Condi and the 9/11 Blame Game
It may be too much to wish for, but hopefully the appearance of National Security Adviser Condoleezza Rice before the 9/11 Commission Thursday will mark the end of the blame game in the hearings process.
Former White House terrorism adviser Richard Clarke got things off to a bad start with a book and testimony that defied his nonpartisan credentials, minimizing the mistakes of the Clinton administration and magnifying those of the Bush team in stopping Al Qaeda.
The White House got off course by vigorously attacking Mr. Clarke's character and motives. They painted Washington's foremost terrorism expert, a Republican who tracked this issue for the past three administrations, as out of the loop, disgruntled, an opportunist, and a Kerry man.
The media, which love nothing more than political fireworks, kept the fuse lit by asking repeatedly when Condi would testify. The administration was within its rights of executive privilege to hold her back. But now that she will be talking under oath, maybe she can clear up the issue of whether the administration had its foreign-policy priorities right, based on the terrorism intelligence at hand.

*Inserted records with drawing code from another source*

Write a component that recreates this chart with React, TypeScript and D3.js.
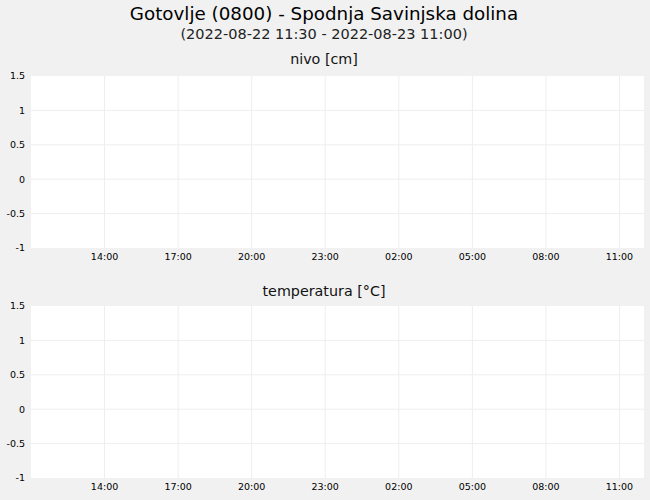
import React from "react";
import * as d3 from "d3";

const title = "Gotovlje (0800) - Spodnja Savinjska dolina";
const subtitle = "(2022-08-22 11:30 - 2022-08-23 11:00)";
const panelTitles = ["nivo [cm]", "temperatura [°C]"];
const yTicks = [-1, -0.5, 0, 0.5, 1, 1.5];
const xTickTimes = [
  "2022-08-22T14:00", "2022-08-22T17:00", "2022-08-22T20:00", "2022-08-22T23:00",
  "2022-08-23T02:00", "2022-08-23T05:00", "2022-08-23T08:00", "2022-08-23T11:00",
];
const xDomain = ["2022-08-22T11:00", "2022-08-23T12:00"];
const nivoValues: { t: string; v: number }[] = [];
const temperaturaValues: { t: string; v: number }[] = [];

const W = 650;
const H = 500;
const left = 31;
const right = 644;
const panels = [
  { top: 76, bottom: 248, title: panelTitles[0], titleY: 64, data: nivoValues },
  { top: 306, bottom: 478, title: panelTitles[1], titleY: 296, data: temperaturaValues },
];
const font = "DejaVu Sans, sans-serif";

export default function App() {
  const parse = (s: string) => new Date(s);
  const x = d3.scaleTime().domain(xDomain.map(parse)).range([left, right]);
  const fmt = d3.timeFormat("%H:%M");
  return (
    <svg width={W} height={H} style={{ position: "absolute", left: 0, top: 0 }} fontFamily={font}>
      <rect x={0} y={0} width={W} height={H} fill="#f1f1f1" />
      <text x={324} y={20} textAnchor="middle" fontSize={18.3} fill="#000">{title}</text>
      <text x={324} y={39} textAnchor="middle" fontSize={14.5} fill="#222">{subtitle}</text>
      {panels.map((p, i) => {
        const y = d3.scaleLinear().domain([-1, 1.5]).range([p.bottom, p.top]);
        const line = d3.line<{ t: string; v: number }>().x((d) => x(parse(d.t))).y((d) => y(d.v));
        return (
          <g key={i}>
            <text x={324} y={p.titleY} textAnchor="middle" fontSize={14.3} fill="#111">{p.title}</text>
            <rect x={left} y={p.top} width={right - left} height={p.bottom - p.top} fill="#fff" />
            {yTicks.slice(1, -1).map((t) => (
              <line key={t} x1={left} x2={right} y1={y(t)} y2={y(t)} stroke="#eeeeee" strokeWidth={1} />
            ))}
            {xTickTimes.map((t) => (
              <line key={t} x1={x(parse(t))} x2={x(parse(t))} y1={p.top} y2={p.bottom} stroke="#eeeeee" strokeWidth={1} />
            ))}
            {yTicks.map((t) => (
              <text key={t} x={25} y={y(t)} dy="0.35em" textAnchor="end" fontSize={9.5} fill="#000">{String(t)}</text>
            ))}
            {xTickTimes.map((t) => (
              <text key={t} x={x(parse(t))} y={p.bottom + 9} dy="0.35em" textAnchor="middle" fontSize={9.5} fill="#000">{fmt(parse(t))}</text>
            ))}
            {p.data.length > 0 && <path d={line(p.data) || ""} fill="none" stroke="#1f77b4" />}
          </g>
        );
      })}
    </svg>
  );
}
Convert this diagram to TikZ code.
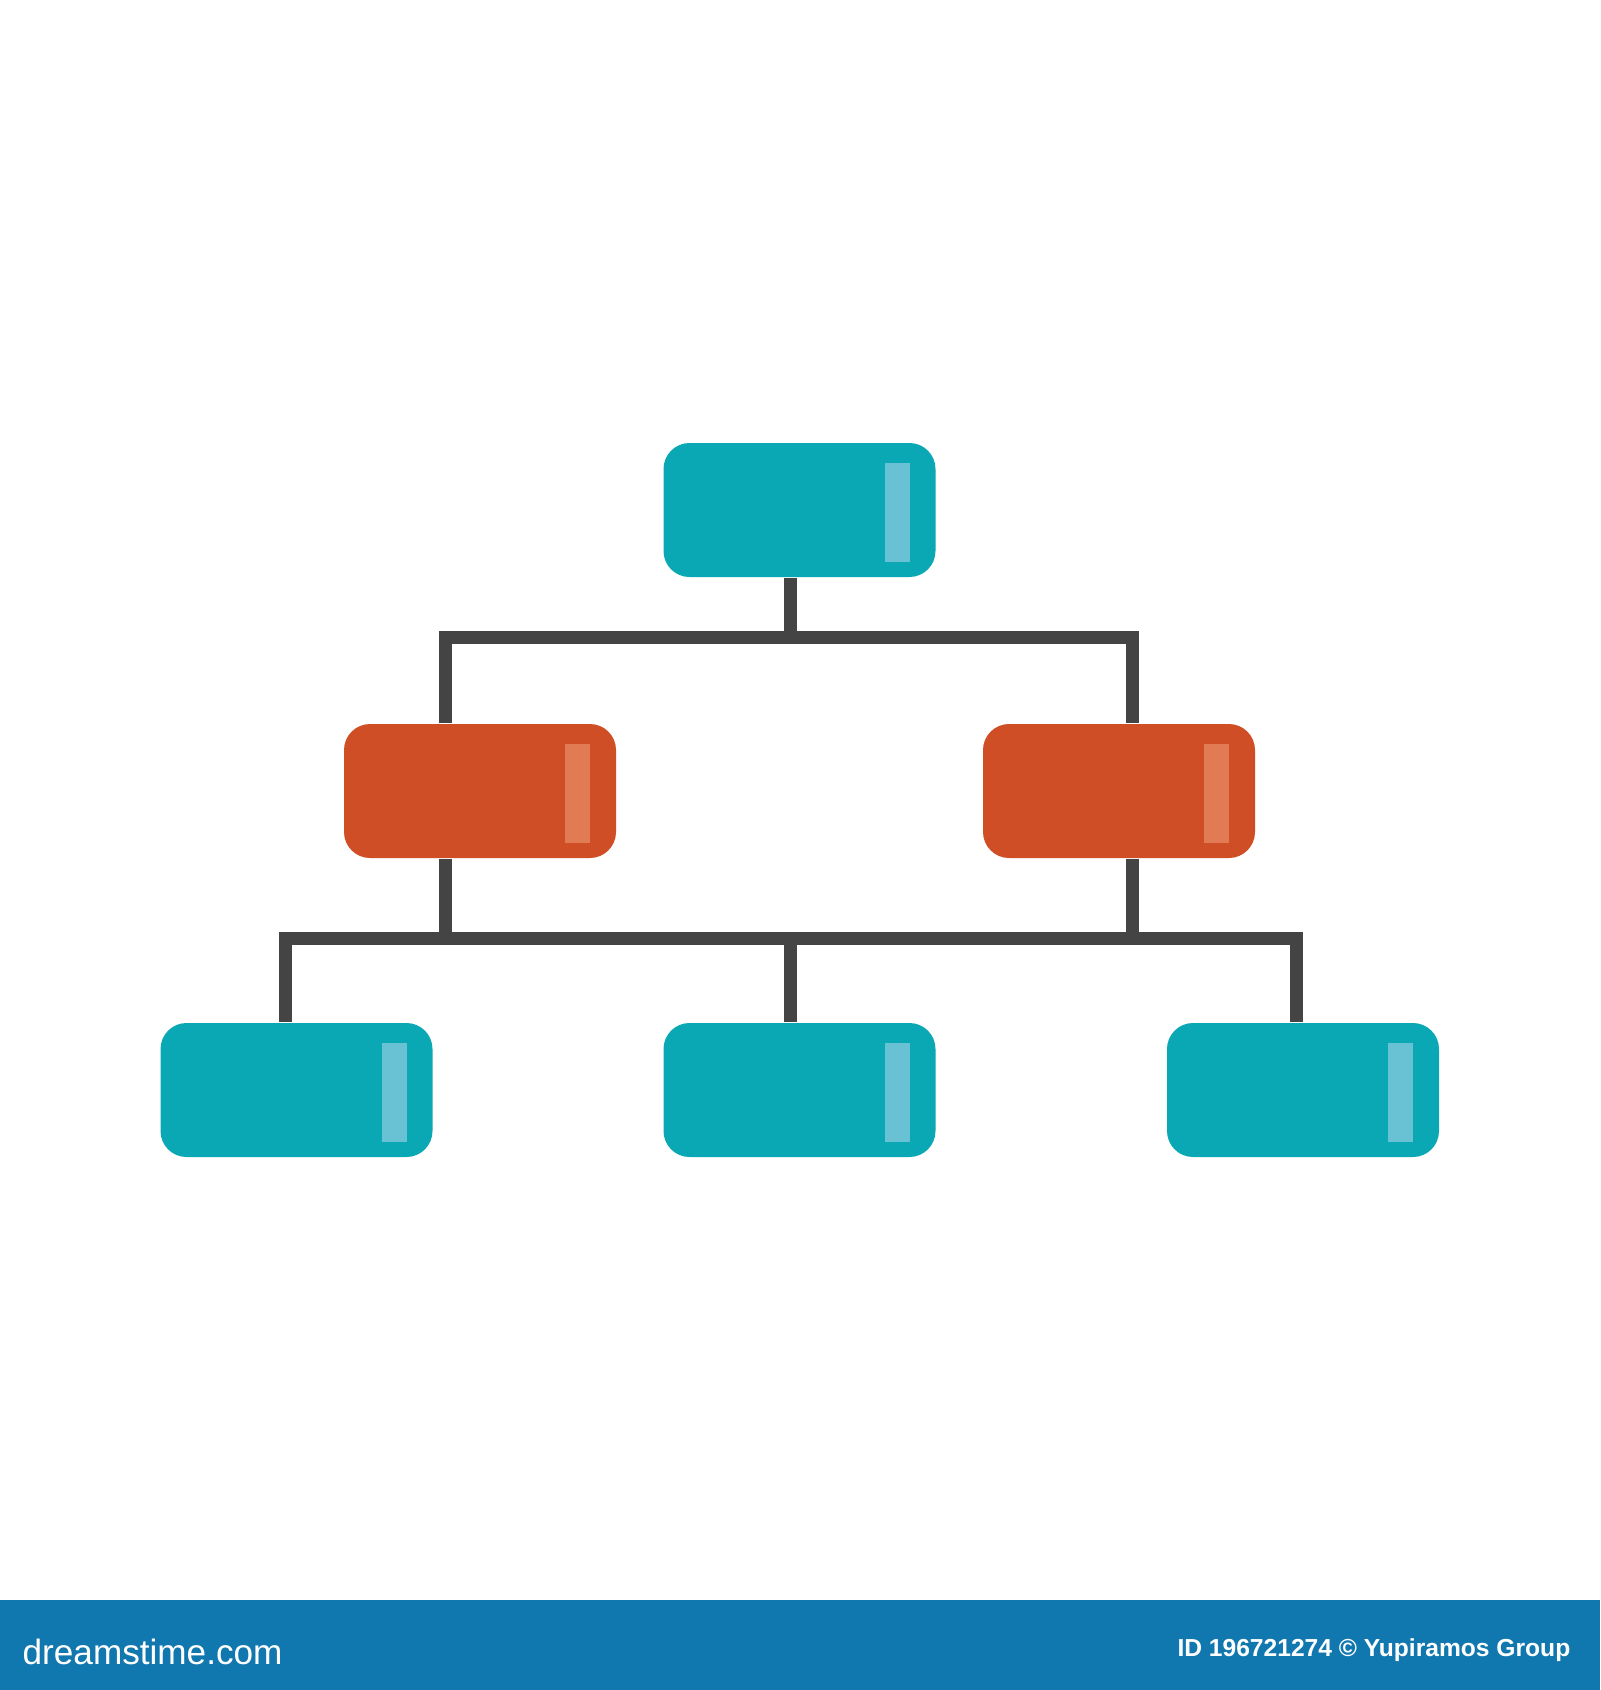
\documentclass[tikz,border=0pt]{standalone}
\usepackage{fontspec}
\setmainfont{Liberation Sans}
\usepackage{xcolor}
\definecolor{tealfill}{RGB}{9,168,180}
\definecolor{tealstripe}{RGB}{104,194,211}
\definecolor{rustfill}{RGB}{207,78,37}
\definecolor{ruststripe}{RGB}{224,123,84}
\definecolor{wiregray}{RGB}{68,68,68}
\definecolor{bannerblue}{RGB}{17,119,175}

\begin{document}
\begin{tikzpicture}[
  x=0.1mm, y=-0.1mm,
  orgbox/.style={rectangle, rounded corners=2.6mm, minimum width=27.2mm, minimum height=13.4mm, inner sep=0pt},
  cyanbox/.style={orgbox, fill=tealfill, path picture={\fill[tealstripe, sharp corners] ([shift={(-5.1mm,-2mm)}]path picture bounding box.north east) rectangle ([shift={(-2.6mm,1.5mm)}]path picture bounding box.south east);}},
  redbox/.style={orgbox, fill=rustfill, path picture={\fill[ruststripe, sharp corners] ([shift={(-5.1mm,-2mm)}]path picture bounding box.north east) rectangle ([shift={(-2.6mm,1.5mm)}]path picture bounding box.south east);}},
  wire/.style={draw=wiregray, line width=1.3mm, line join=miter}
]
\useasboundingbox (0,0) rectangle (1600,1690);

% boxes
\node[cyanbox] (top) at (799.5,510) {};
\node[redbox] (midL) at (480,791) {};
\node[redbox] (midR) at (1119,791) {};
\node[cyanbox] (botL) at (296.5,1090) {};
\node[cyanbox] (botM) at (799.5,1090) {};
\node[cyanbox] (botR) at (1303,1090) {};

\coordinate (busA) at (0,637);
\coordinate (busB) at (0,938);

% connectors
\draw[wire] ([xshift=-0.95mm]top.south) -- ([xshift=-0.95mm]top.south |- busA);
\draw[wire] ([xshift=-3.5mm]midL.north) -- ([xshift=-3.5mm]midL.north |- busA) -- ([xshift=1.3mm]midR.north |- busA) -- ([xshift=1.3mm]midR.north);
\draw[wire] ([xshift=-3.5mm]midL.south) -- ([xshift=-3.5mm]midL.south |- busB);
\draw[wire] ([xshift=1.3mm]midR.south) -- ([xshift=1.3mm]midR.south |- busB);
\draw[wire] ([xshift=-1.15mm]botL.north) -- ([xshift=-1.15mm]botL.north |- busB) -- ([xshift=-0.7mm]botR.north |- busB) -- ([xshift=-0.7mm]botR.north);
\draw[wire] ([xshift=-0.95mm]botM.north) -- ([xshift=-0.95mm]botM.north |- busB);

% banner
\fill[bannerblue] (0,1600) rectangle (1600,1690);
\node[anchor=base west, inner sep=0pt, text=white, font=\fontsize{10}{12}\selectfont] (logo) at (22,1664) {dreamstime.com};
\node[anchor=base east, inner sep=0pt, text=white, font=\bfseries\fontsize{7}{8}\selectfont] (credit) at (1571,1656) {ID 196721274 © Yupiramos Group};

\end{tikzpicture}
\end{document}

Assigning blame for 9/11 is a useless exercise. Even Clarke, when asked whether his ideas would have prevented the attack, said no. In their testimony, Clinton and Bush officials agreed that the political climate at home and abroad would not have supported an all-out assault on the terrorists prior to September 2001.
In truth, Al Qaeda is to blame. The job of the commission, and of the Washington political and media elite, should be to get back to the work of drawing lessons from the past to prepare for potential future attacks.